= Phil Rees (geographer) =

Phillip Howell Rees (born 17 September 1944) is a British population geographer and demographer. He is currently Emeritus Professor of Population Geography at the University of Leeds.

==Biography==
Born in Wales, he was educated at St Catharine's College, Cambridge, where he graduated with a double first in Geography in 1966 (MA 1970). He went on to the University of Chicago where he gained an MA in Geography in 1968 and a Ph.D. in 1973 under the supervision of Brian Berry.

On 1 October 1970 Phil joined the School of Geography in the University of Leeds helping drive the new wave of quantitative geography in Britain with colleagues including Alan Wilson (who joined the department on the very same day). A prolific author of research papers and books on many aspects of human population problems, between 1992 and 2002 he was also co-ordinator of the ESRC/Jisc Census of Population Programme.

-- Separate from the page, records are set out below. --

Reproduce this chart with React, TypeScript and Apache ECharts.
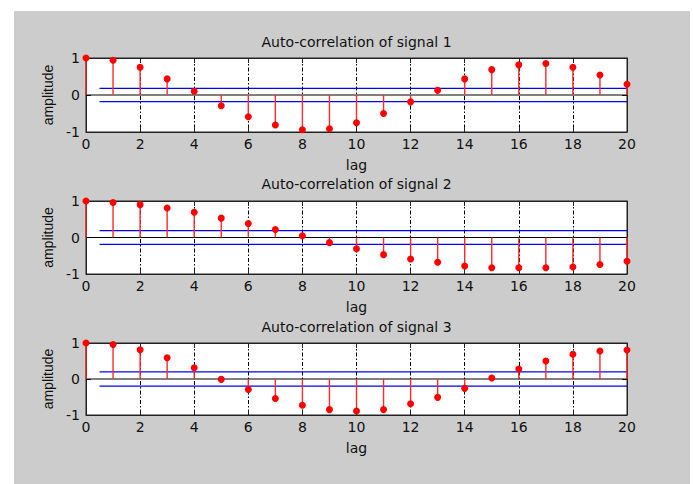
import React, { useEffect, useRef } from "react";
import * as echarts from "echarts";

// Lags shared by all three panels
const lags = [0, 1, 2, 3, 4, 5, 6, 7, 8, 9, 10, 11, 12, 13, 14, 15, 16, 17, 18, 19, 20];

// Auto-correlation values per signal
const signal1 = [1.0, 0.94, 0.75, 0.435, 0.1, -0.29, -0.59, -0.81, -0.94, -0.91, -0.75, -0.5, -0.185, 0.13, 0.435, 0.685, 0.815, 0.85, 0.75, 0.54, 0.29];
const signal2 = [1.0, 0.96, 0.9, 0.81, 0.69, 0.53, 0.385, 0.22, 0.046, -0.14, -0.31, -0.47, -0.59, -0.68, -0.78, -0.83, -0.83, -0.83, -0.81, -0.74, -0.65];
const signal3 = [1.0, 0.96, 0.81, 0.59, 0.31, -0.01, -0.29, -0.54, -0.73, -0.85, -0.89, -0.85, -0.69, -0.51, -0.26, 0.03, 0.28, 0.5, 0.685, 0.78, 0.805];

// Confidence bounds (drawn at ±bound)
const bounds = [0.18, 0.19, 0.2];
const boundStart = 0.5;

const titles = ["Auto-correlation of signal 1", "Auto-correlation of signal 2", "Auto-correlation of signal 3"];
const xLabel = "lag";
const yLabel = "amplitude";

const xMin = 0;
const xMax = 20;
const xStep = 2;
const yMin = -1;
const yMax = 1;
const yStep = 1;

const panels = [signal1, signal2, signal3];

// Layout of the three axes boxes (pixels)
const boxes = [
  { left: 86, top: 58, width: 541, height: 74 },
  { left: 86, top: 201, width: 541, height: 73 },
  { left: 86, top: 343, width: 541, height: 72 },
];
const titleY = [42, 183.5, 326.5];
const lagY = [164.5, 306.5, 448];

const FONT = "DejaVu Sans";
const TEXT = "#111111";
const BOX = "#222222";

export default function App() {
  const ref = useRef<HTMLDivElement>(null);

  useEffect(() => {
    if (!ref.current) return;
    const chart = echarts.init(ref.current, undefined, { renderer: "svg" });

    const grid: any[] = [];
    const xAxis: any[] = [];
    const yAxis: any[] = [];
    const series: any[] = [];
    const graphic: any[] = [
      {
        type: "rect",
        shape: { x: 14, y: 11, width: 676, height: 473 },
        style: { fill: "#cccccc" },
        z: -10,
        silent: true,
      },
    ];

    panels.forEach((values, i) => {
      const b = boxes[i];
      grid.push({
        left: b.left,
        top: b.top,
        width: b.width,
        height: b.height,
        show: true,
        backgroundColor: "#ffffff",
        borderColor: BOX,
        borderWidth: 1,
        outerBoundsMode: "none",
        containLabel: false,
      });

      const tick = { show: true, inside: true, length: 5, lineStyle: { color: BOX, width: 1 } };

      // bottom x axis with labels and dash-dot grid
      xAxis.push({
        type: "value",
        gridIndex: i,
        position: "bottom",
        min: xMin,
        max: xMax,
        interval: xStep,
        axisLine: { show: true, onZero: false, lineStyle: { color: BOX } },
        axisTick: tick,
        axisLabel: { color: TEXT, fontSize: 14, fontFamily: FONT, margin: 5 },
        splitLine: {
          show: true,
          showMinLine: false,
          showMaxLine: false,
          lineStyle: { color: "#000000", width: 1, type: [4, 2, 1.5, 2] },
        },
      });
      // top x axis: ticks only
      xAxis.push({
        type: "value",
        gridIndex: i,
        position: "top",
        min: xMin,
        max: xMax,
        interval: xStep,
        axisLine: { show: true, onZero: false, lineStyle: { color: BOX } },
        axisTick: tick,
        axisLabel: { show: false },
        splitLine: { show: false },
      });

      yAxis.push({
        type: "value",
        gridIndex: i,
        position: "left",
        min: yMin,
        max: yMax,
        interval: yStep,
        name: yLabel,
        nameLocation: "middle",
        nameGap: 30,
        nameRotate: 90,
        nameTextStyle: { color: TEXT, fontSize: 14, fontFamily: "Liberation Sans" },
        axisLine: { show: true, onZero: false, lineStyle: { color: BOX } },
        axisTick: tick,
        axisLabel: { color: TEXT, fontSize: 14, fontFamily: FONT, margin: 6 },
        splitLine: { show: false },
      });
      yAxis.push({
        type: "value",
        gridIndex: i,
        position: "right",
        min: yMin,
        max: yMax,
        interval: yStep,
        axisLine: { show: true, onZero: false, lineStyle: { color: BOX } },
        axisTick: tick,
        axisLabel: { show: false },
        splitLine: { show: false },
      });

      const xi = i * 2;
      const yi = i * 2;

      // stem baseline
      series.push({
        type: "line",
        xAxisIndex: xi,
        yAxisIndex: yi,
        data: [
          [xMin, 0],
          [xMax, 0],
        ],
        symbol: "none",
        lineStyle: { color: "#000000", width: 1 },
        z: 2,
        silent: true,
      });

      // confidence bounds
      [bounds[i], -bounds[i]].forEach((v) => {
        series.push({
          type: "line",
          xAxisIndex: xi,
          yAxisIndex: yi,
          data: [
            [boundStart, v],
            [xMax, v],
          ],
          symbol: "none",
          lineStyle: { color: "#0000ff", width: 1.2 },
          z: 2,
          silent: true,
        });
      });

      // stems with filled markers
      series.push({
        type: "custom",
        xAxisIndex: xi,
        yAxisIndex: yi,
        data: lags.map((l, k) => [l, values[k]]),
        renderItem: (_params: any, api: any) => {
          const x = api.value(0);
          const y = api.value(1);
          const p0 = api.coord([x, 0]);
          const p1 = api.coord([x, y]);
          return {
            type: "group",
            children: [
              {
                type: "line",
                shape: { x1: p0[0], y1: p0[1], x2: p1[0], y2: p1[1] },
                style: { stroke: "#ff2a2a", lineWidth: 1.4 },
              },
              {
                type: "circle",
                shape: { cx: p1[0], cy: p1[1], r: 3.5 },
                style: { fill: "#ff0000" },
              },
            ],
          };
        },
        z: 3,
        silent: true,
      });

      const cx = b.left + b.width / 2;
      graphic.push({
        type: "text",
        x: cx,
        y: titleY[i],
        style: {
          text: titles[i],
          fill: TEXT,
          fontSize: 14,
          fontFamily: FONT,
          align: "center",
          verticalAlign: "middle",
        },
        z: 10,
      });
      graphic.push({
        type: "text",
        x: cx,
        y: lagY[i],
        style: {
          text: xLabel,
          fill: TEXT,
          fontSize: 14,
          fontFamily: FONT,
          align: "center",
          verticalAlign: "middle",
        },
        z: 10,
      });
    });

    chart.setOption({
      animation: false,
      backgroundColor: "#ffffff",
      grid,
      xAxis,
      yAxis,
      series,
      graphic,
    });

    return () => chart.dispose();
  }, []);

  return (
    <div
      ref={ref}
      style={{ position: "fixed", left: 0, top: 0, width: 693, height: 484 }}
    />
  );
}
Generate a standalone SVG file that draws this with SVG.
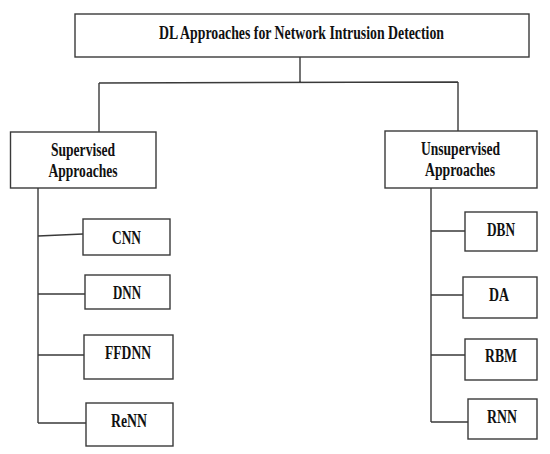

Retiring from teaching in 2009, Phil's contribution to geography was marked with a symposium celebrating the lasting international impact his work has had. Although retired from teaching he remains extremely active in research.

In 1996 he was awarded the Gill Memorial Award from the Royal Geographical Society, in 1998 was made a fellow of the British Academy, in 2004 appointed as a Commander of The Most Excellent Order of the British Empire and in 2009 he was awarded the Victoria Medal from the Royal Geographical Society.